Controversies & Subsequent Evidence

  • Ceiling effects and endpoint sensitivity: The median ventilator-free days at day 28 was 27 (IQR near the upper bound) in both arms, raising concerns that a bounded composite outcome may have limited sensitivity to detect differences in extubation timing; this issue was explicitly highlighted in post-publication correspondence.2
  • Event rates, co-interventions, and generalisability: The accompanying editorial emphasised that the reintubation signal and other outcomes should be interpreted in the context of modern, protocolised care (including frequent prophylactic NIV/HFNC), which can reduce extubation failure rates and potentially attenuate the effect of the SBT strategy.1
  • Protocol assumptions vs realised distribution: The published trial protocol anticipated an absolute increase of 2 ventilator-free days at day 28 and powered the study accordingly; the observed distribution concentrated near the maximum suggests that future weaning trials may require alternative primary outcomes (e.g., time-to-successful extubation) or different analytic strategies for bounded composites.3
  • Consistency with prior RCT evidence: In a mixed-risk ICU population, a large RCT comparing PSV vs T-piece SBTs found higher rates of successful extubation with PSV without a clear increase in reintubation, supporting PSV as a reasonable approach in many settings; TiP-Ex suggests that in high-risk patients, the process benefits of PSV do not necessarily translate into improved ventilator-free days.4
  • Evidence synthesis and guidance: A recent systematic review and meta-analysis reported associations between SBT technique and extubation success outcomes across heterogeneous ICU populations, and contemporary guidance emphasises protocolised readiness screening and consistent extubation criteria while allowing flexibility in SBT modality selection based on local practice and patient physiology.56

Summary

  • In 969 high-risk ICU patients, a PSV-based SBT strategy did not increase ventilator-free days at day 28 compared with a T-piece strategy (median 27 vs 27; median difference 0; 95% CI -0.5 to 1; P=0.31).
  • PSV increased the likelihood of passing the initial SBT (79.1% vs 71.7%) and reduced prolonged weaning (>7 days: 2.3% vs 5.6%).
  • Reintubation ≤7 days after extubation was similar (14.9% vs 13.6%), and mortality by day 90 was similar (16.5% vs 18.7%).
  • Post-extubation care commonly included prophylactic NIV (78.3% overall among extubated patients), which may have buffered differences between SBT strategies.
  • A signal for hypercapnic coma as a reintubation indication occurred only in the PSV group (7/78 vs 0/71; P=0.01), warranting cautious interpretation given multiple testing and low event counts.

Overall Takeaway

TiP-Ex is a landmark pragmatic trial because it tested a ubiquitous ICU decision (how to perform the SBT) in a high-risk population and demonstrated that improving early physiological “pass rates” with PSV does not necessarily translate into more ventilator-free days or fewer reintubations.
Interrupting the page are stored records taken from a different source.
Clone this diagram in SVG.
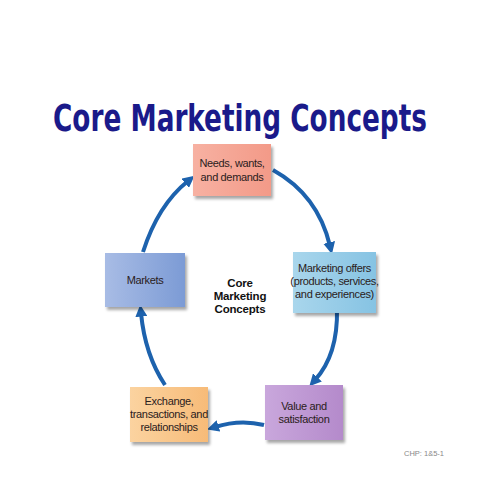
<svg xmlns="http://www.w3.org/2000/svg" width="480" height="480" viewBox="0 0 480 480">
<style>
.box{stroke:none}
.lbl{font-family:"Liberation Sans",Arial,sans-serif;font-size:11px;letter-spacing:-0.35px;fill:#2a2020;text-anchor:middle}
.ctr{font-family:"Liberation Sans",Arial,sans-serif;font-size:11.5px;letter-spacing:-0.2px;font-weight:bold;fill:#111;text-anchor:middle}
.arr{fill:none;stroke:#1d62ad;stroke-width:4;marker-end:url(#ah)}
</style>
<defs>
<marker id="ah" viewBox="0 0 10 10" refX="3" refY="5" markerWidth="3" markerHeight="3" orient="auto" markerUnits="strokeWidth">
<path d="M0,0 L10,5 L0,10 z" fill="#1d62ad"/>
</marker>
<filter id="sh" x="-10%" y="-10%" width="130%" height="130%">
<feGaussianBlur in="SourceAlpha" stdDeviation="1.5"/>
<feOffset dx="2" dy="3" result="b"/>
<feComponentTransfer><feFuncA type="linear" slope="0.35"/></feComponentTransfer>
<feMerge><feMergeNode/><feMergeNode in="SourceGraphic"/></feMerge>
</filter>
<linearGradient id="gN" x1="0" y1="0" x2="1" y2="0"><stop offset="0" stop-color="#f7b1a2"/><stop offset="1" stop-color="#f39a88"/></linearGradient>
<linearGradient id="gO" x1="0" y1="0" x2="1" y2="0"><stop offset="0" stop-color="#a9d6ec"/><stop offset="1" stop-color="#86c3e3"/></linearGradient>
<linearGradient id="gM" x1="0" y1="0" x2="1" y2="0"><stop offset="0" stop-color="#a8bce5"/><stop offset="1" stop-color="#7c9bd5"/></linearGradient>
<linearGradient id="gE" x1="0" y1="0" x2="1" y2="0"><stop offset="0" stop-color="#fbd3a0"/><stop offset="1" stop-color="#f7bb78"/></linearGradient>
<linearGradient id="gV" x1="0" y1="0" x2="1" y2="0"><stop offset="0" stop-color="#c9a7dc"/><stop offset="1" stop-color="#b48acb"/></linearGradient>
</defs>
<rect width="480" height="480" fill="#fff"/>
<text transform="translate(240,131) scale(0.77,1)" x="0" y="0" font-family="'DejaVu Sans Condensed','DejaVu Sans',sans-serif" font-weight="bold" font-size="38" fill="#1a1a8a" text-anchor="middle">Core Marketing Concepts</text>

<g id="connectors">
<path class="arr" d="M143,252 Q158,205 188,181"/>
<path class="arr" d="M273,170 Q318,195 330,246"/>
<path class="arr" d="M337,309 Q338,355 315,380"/>
<path class="arr" d="M264,425 Q240,419 215,427"/>
<path class="arr" d="M165,385 Q145,355 141,313"/>
</g>

<g id="needs">
<rect class="box" x="193" y="144" width="78" height="52" fill="url(#gN)" filter="url(#sh)"/>
<text class="lbl" x="232" y="167">Needs, wants,</text>
<text class="lbl" x="232" y="181">and demands</text>
</g>
<g id="offers">
<rect class="box" x="293" y="252" width="83" height="61" fill="url(#gO)" filter="url(#sh)"/>
<text class="lbl" x="334.5" y="272">Marketing offers</text>
<text class="lbl" x="334.5" y="285">(products, services,</text>
<text class="lbl" x="334.5" y="298">and experiences)</text>
</g>
<g id="markets">
<rect class="box" x="105" y="253" width="80" height="54" fill="url(#gM)" filter="url(#sh)"/>
<text class="lbl" x="145" y="284">Markets</text>
</g>
<g id="exchange">
<rect class="box" x="130" y="387" width="78" height="55" fill="url(#gE)" filter="url(#sh)"/>
<text class="lbl" x="169" y="405">Exchange,</text>
<text class="lbl" x="169" y="418">transactions, and</text>
<text class="lbl" x="169" y="431">relationships</text>
</g>
<g id="value">
<rect class="box" x="265" y="385" width="78" height="55" fill="url(#gV)" filter="url(#sh)"/>
<text class="lbl" x="304" y="410">Value and</text>
<text class="lbl" x="304" y="423">satisfaction</text>
</g>
<g id="center">
<text class="ctr" x="240" y="287">Core</text>
<text class="ctr" x="240" y="300">Marketing</text>
<text class="ctr" x="240" y="313">Concepts</text>
</g>
<text x="424" y="456" font-family="'Liberation Sans',sans-serif" font-size="7.5" fill="#888" text-anchor="middle">CHP: 1&amp;5-1</text>
</svg>
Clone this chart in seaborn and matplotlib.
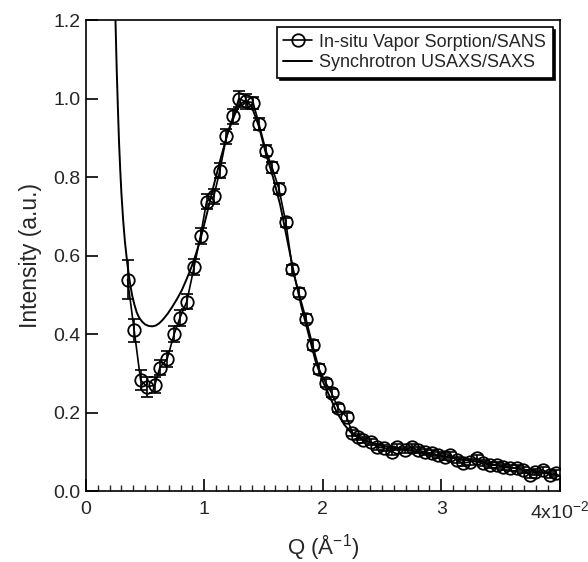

The findings support flexibility in SBT modality choice within protocolised liberation pathways, while highlighting how endpoint selection and modern post-extubation supports can shape detectability and interpretation of weaning interventions.

Overall Summary

  • In high-risk ICU patients, PSV-based SBTs improved initial trial success but did not improve ventilator-free days or reduce reintubation compared with T-piece SBTs, reinforcing that SBT modality should be chosen in the context of a protocolised liberation strategy and downstream post-extubation support.